Temperatures are pleasant, varying from 20-33 degrees celsius year-round. The monsoon season strikes in November and makes its way until March, bringing in humidity and a significant amount of rain. However, this usually does not stop people from visiting, as the rain usually begins in the late afternoons and evenings, meaning the daytime remains sun-filled. From June to September, the weather is dry and there is not too much humidity in the air.
Indonesia is a haven for customs and this can be seen in every corner of the islands. Not to mention the fact that these islands themselves have their own traditions and customs which are different from one another.
A good example of this can be experienced in Bali, where small offerings containing flowers, rice and even cigarettes (sesajen) are found in every house, restaurants, stalls and even at the check-in desks at airports.
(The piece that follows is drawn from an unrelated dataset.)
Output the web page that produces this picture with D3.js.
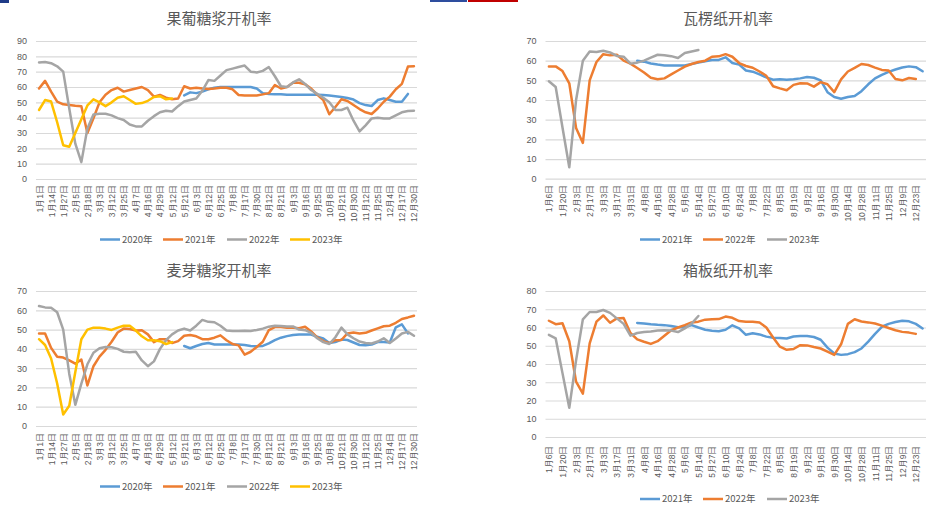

The offerings are set with burning incense sticks and sprinkled with holy water three times a day before every meal.
There are roughly 20,000 temples spread around the island of Bali and, because the Balinese are masters of sculpture, the temples are guarded with statues of gods and goddesses.
Keep, in mind, however, that the Hinduism you will see in Bali is often different than the one seen in India.
Perama buses are the most famous company that will transport you around Bali and other parts of Indonesia. Another popular company is Trans Sarbagita, which are comfortable and air conditioned and stop on bus stops on road curbs. We highly recommend booking at least one day in advance to make sure there is a seat for you. Moreover, there are shuttle buses (called “Bemos”) between Bali’s most popular destinations.
Taxis are a common way to get around. Blue Bird/Bali Taksi are regarded as one of the most reliable companies. Taxis are metered and the drivers are often able to speak good enough English to understand you. They also have a waiting service, which means they will wait for you while you go sightseeing and take you back home (for an extra charge, of course), if you wish to.